This must be the place

Creato il 15 aprile 2012 da Giuseppe Armellini
"Questo deve essere il posto" avrà pensato Aloise Lange dopo aver scoperto chi era quella specie di relitto umano che gli si è presentato davanti. La neve del resto la vedevano anche loro dall'altra parte del filo spinato, la giovinezza e la spensieratezza, in quella neve, la persero tutti, buoni e cattivi. Non c'è posto migliore di questo, freddo, innevato, sperduto, fatale.
"Questa deve essere l'ora" avrà pensato Aloise Lange, perchè si può scappare un'intera vita da qualcosa o da qualcuno, anche da se stessi, e Aloise Lange questo lo sa, ma poi l'ora arriva e forse in questo caso meglio tardi che mai anche se Cheyenne pensa che tardi è sempre e semplicemente tardi. Questa è l'ora, inutile combattere, e se non è stato lui a trovarmi è giusto che l'abbia fatto Cheyenne.
"Questo deve essere il modo", ecco, questo Aloise Lange non l'ha pensato di certo, perchè in situazioni come queste più che pensare una certa cosa la si spera proprio, si spera che parta quel colpo di pistola a cancellare per sempre un'esistenza che, colpevole o no, ha un peso troppo grande su spalle troppo piccole, si spera che il cerchio si chiudi in maniera definitiva, che i pensieri  fuggano per sempre. Lange apprezza l'inesorabile bellezza della vendetta, la perseveranza che porta alla sua grandezza. Ci sono però vendette più ironiche ma infinitamente più terribili, vendette che chiudono il cerchio in maniera ancora più perfetta, e il Giotto in questione è Cheyenne, che un colpo lo spara, da una macchina fotografica però, e poi manda quel corpo rinsecchito a camminare nel freddo contrappasso dei ricordi. A volte si può esser nudi per mettersi nei panni di qualcun altro.
"Questo deve essere il mio nuovo inizio" avrà pensato Cheyenne, che per 40 anni ha portato i propri 15 anni sotto chili di cerone e rossetti che reggono un giorno intero.
Perchè un conto è sentirsi bambini per sempre, un altro esserlo davvero.
Questo è il mio nuovo inizio, lo sa Cheyenne che fuma la sigaretta della maturità, che torna quel figlio che aveva dimenticato di essere, che quel cerone, barriera di una vita, ora può toglierselo di dosso.
E se Sorrentino in ogni inquadratura, in ogni movimento di macchina, in ogni musica rasenta così la perfezione da sembrar finto a me non frega nulla.
Se Messi fa per la 35° volta le sue serpentine io non dico "che palle", io godo.

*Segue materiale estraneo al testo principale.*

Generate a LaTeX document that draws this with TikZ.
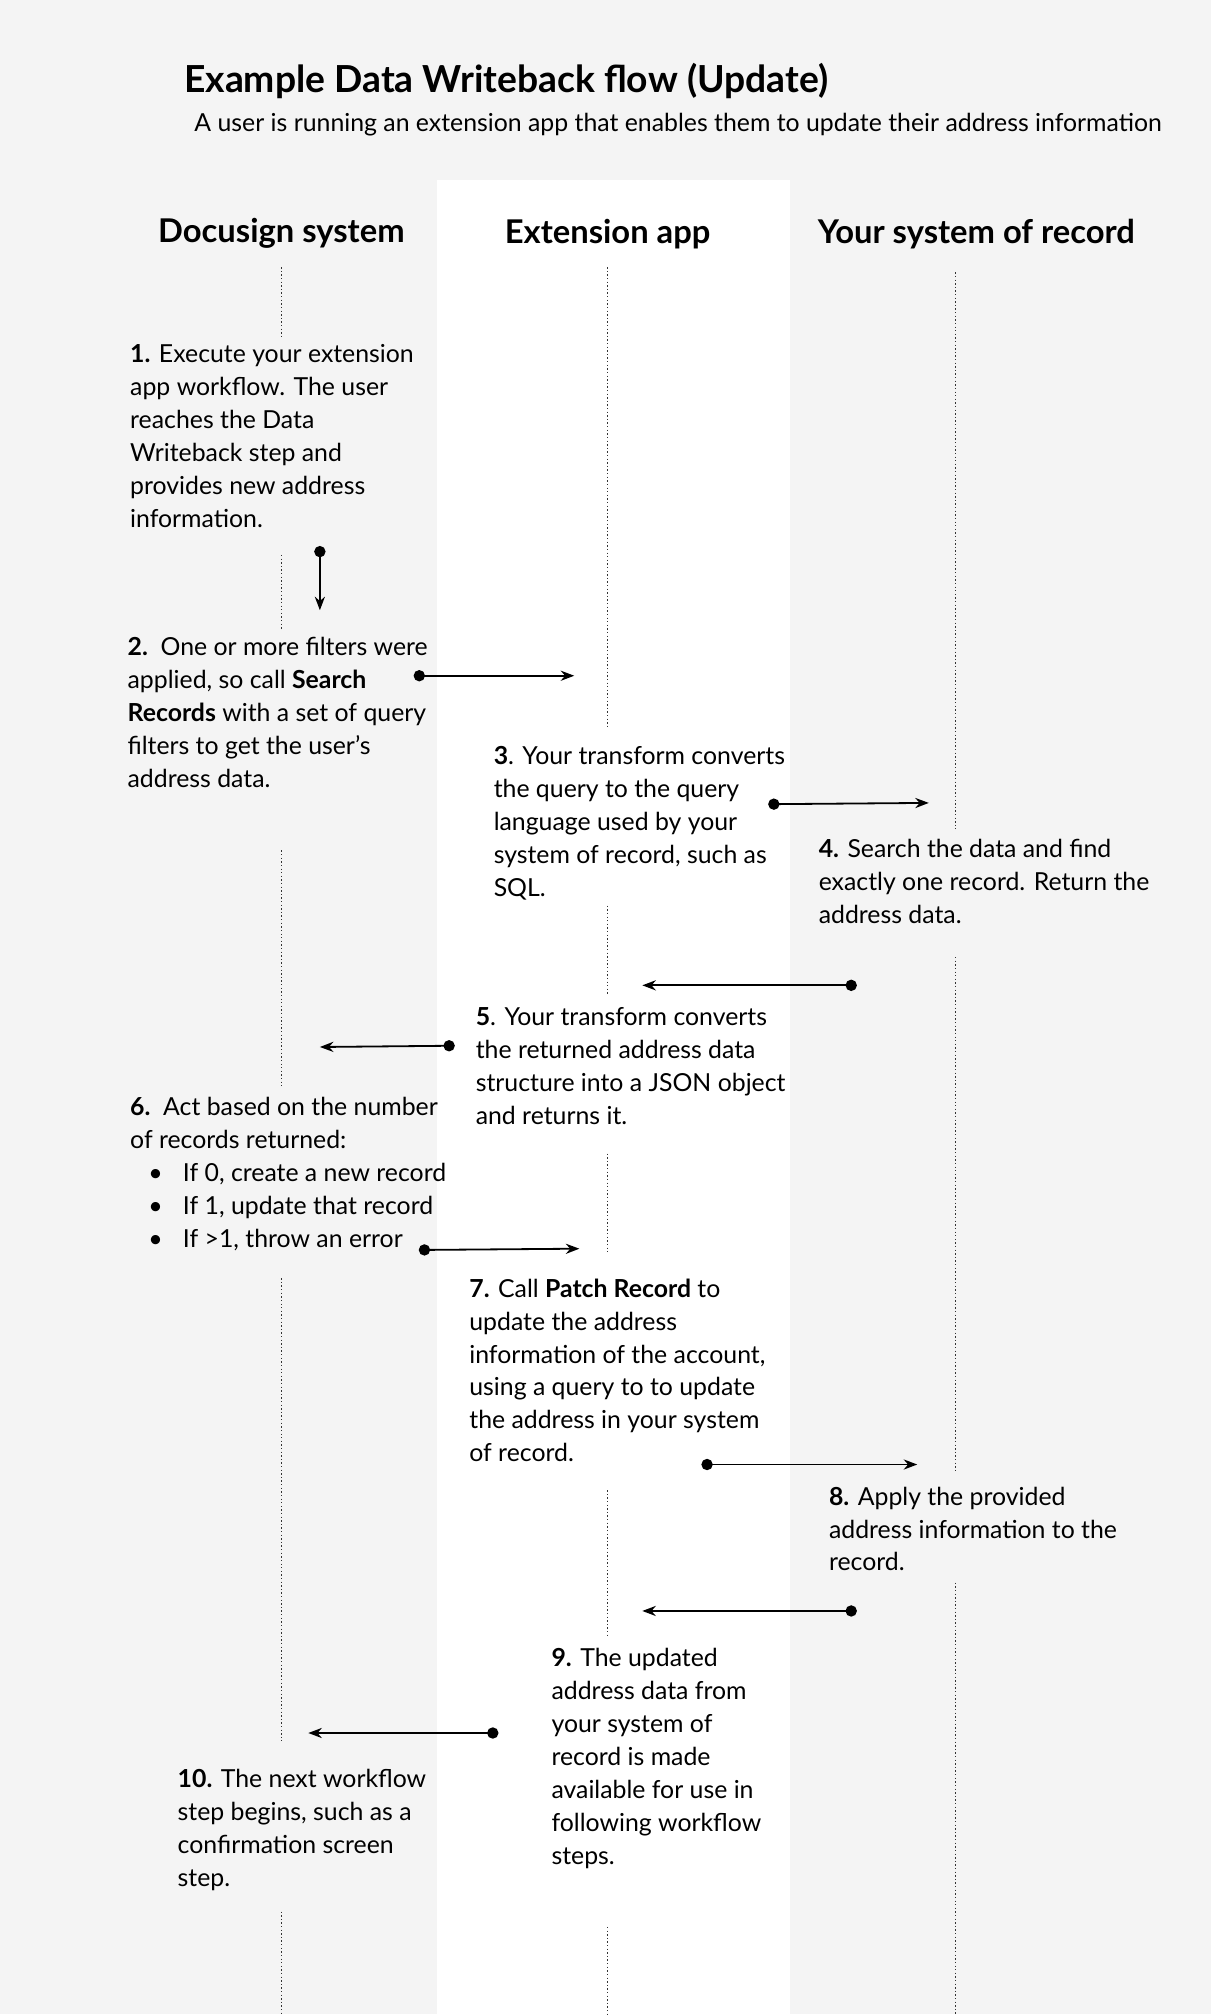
\documentclass[tikz,border=0pt]{standalone}
\usepackage{fontspec}
\setmainfont{Lato}
\usetikzlibrary{arrows.meta}
\definecolor{bg}{HTML}{F4F4F4}
\begin{document}
\begin{tikzpicture}[x=0.02cm,y=-0.02cm,
  life/.style={densely dotted,line width=0.6pt,black!80},
  msg/.style={line width=0.8pt,{Circle[length=5pt]}-{Stealth[length=6pt]}},
  txt/.style={anchor=north west,inner sep=0pt,align=left,font=\fontsize{11}{14.6}\selectfont},
  hdr/.style={font=\fontsize{14.5}{17}\selectfont\bfseries}]
\fill[bg] (0,0) rectangle (943,1568);
\fill[white] (340,140) rectangle (615,1568);
\node[anchor=west,inner sep=0pt,font=\fontsize{16.5}{20}\selectfont\bfseries] (title) at (143,63) {Example Data Writeback flow (Update)};
\node[anchor=west,inner sep=0pt,font=\fontsize{11}{14}\selectfont] (sub) at (151,97) {A user is running an extension app that enables them to update their address information};
\node[hdr] (h1) at (219,182) {Docusign system};
\node[hdr] (h2) at (473,182) {Extension app};
\node[hdr] (h3) at (760,182) {Your system of record};
% lifelines
\foreach \a/\b in {208/262,432/490,662/845,995/1355,1488/1568}{\draw[life] (219,\a) -- (219,\b);}
\foreach \a/\b in {208/567,705/775,898/975,1160/1275,1500/1568}{\draw[life] (473,\a) -- (473,\b);}
\foreach \a/\b in {212/645,745/1145,1232/1568}{\draw[life] (744,\a) -- (744,\b);}
% texts
\node[txt] (t1) at (101,268) {\textbf{1.} Execute your extension\\app workflow. The user\\reaches the Data\\Writeback step and\\provides new address\\information.};
\node[txt] (t2) at (99,496) {\textbf{2.}\ \ One or more filters were\\applied, so call \textbf{Search}\\\textbf{Records} with a set of query\\filters to get the user’s\\address data.};
\node[txt] (t3) at (384,581) {\textbf{3}. Your transform converts\\the query to the query\\language used by your\\system of record, such as\\SQL.};
\node[txt] (t4) at (637,653) {\textbf{4.} Search the data and find\\exactly one record. Return the\\address data.};
\node[txt] (t5) at (370,784) {\textbf{5}. Your transform converts\\the returned address data\\structure into a JSON object\\and returns it.};
\node[txt] (t6) at (101,854) {\textbf{6.}\ \ Act based on the number\\of records returned:\\[0pt]\hspace*{8pt}•\hspace{9pt}If 0, create a new record\\\hspace*{8pt}•\hspace{9pt}If 1, update that record\\\hspace*{8pt}•\hspace{9pt}If >1, throw an error};
\node[txt] (t7) at (365,995) {\textbf{7.} Call \textbf{Patch Record} to\\update the address\\information of the account,\\using a query to to update\\the address in your system\\of record.};
\node[txt] (t8) at (645,1157) {\textbf{8.} Apply the provided\\address information to the\\record.};
\node[txt] (t9) at (429,1283) {\textbf{9.} The updated\\address data from\\your system of\\record is made\\available for use in\\following workflow\\steps.};
\node[txt] (t10) at (138,1377) {\textbf{10.} The next workflow\\step begins, such as a\\confirmation screen\\step.};
% arrows
\coordinate (a1) at (249,425); \coordinate (b1) at (249,475);
\coordinate (a2) at (322,526); \coordinate (b2) at (447,526);
\coordinate (a3) at (598,626); \coordinate (b3) at (723,625);
\coordinate (a4) at (667,767); \coordinate (b4) at (500,767);
\coordinate (a5) at (354,814); \coordinate (b5) at (249,815);
\coordinate (a6) at (326,973); \coordinate (b6) at (451,972);
\coordinate (a7) at (546,1140); \coordinate (b7) at (714,1140);
\coordinate (a8) at (667,1254); \coordinate (b8) at (500,1254);
\coordinate (a9) at (388,1349); \coordinate (b9) at (240,1349);
\foreach \i in {1,...,9}{\draw[msg] (a\i) -- (b\i);}
\end{tikzpicture}
\end{document}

E godo di Sorrentino anche se tante volte quelle serpentine, quegli uno due straordinari, quei cucchiai magnifici, non portano a nulla.
Come con la terribile scena di David Byrne, quasi una decina di minuti completamente fuori dal resto, una marchetta terribile.
O come quell'indiano che sale e scende dal pick up come  Dio solo lo sa.
O come quel meraviglioso ma quasi inconcepibile finale che in maniera troppo brusca e forse semplicistica ci regala un altro uomo cancellando in un amen decenni della propria vita. Ma il figlio mai stato figlio prima o poi doveva tornare, i cerchi, l'abbiamo detto, si chiudono sempre. Meglio tardi che mai, stavolta anche Cheyenne sarà d'accordo, perchè quel sorriso, alla fine, esce fuori anche a lui.
Cheyenne chiude tutti i cerchi, quelli che ha cominciato lui e quelli che ha dovuto solo finire.
Tutti piccoli cerchi di piccole storie perchè quello più grande, quello della Storia, non si chiuderà mai.
"Questo doveva essere il mio destino" avrà pensato probabilmente l'ex bambino che ha saputo suonare la chitarra.
Forse si può ancora recuperar tutto.
Una madre.
Una sorella.
Una moglie.
Sè stesso.
Meglio tardi che mai John Smith.
E lascia perdere quella specie di pelota spagnola.
Metti l'acqua in quella piscina e non aver paura di tuffartici dentro.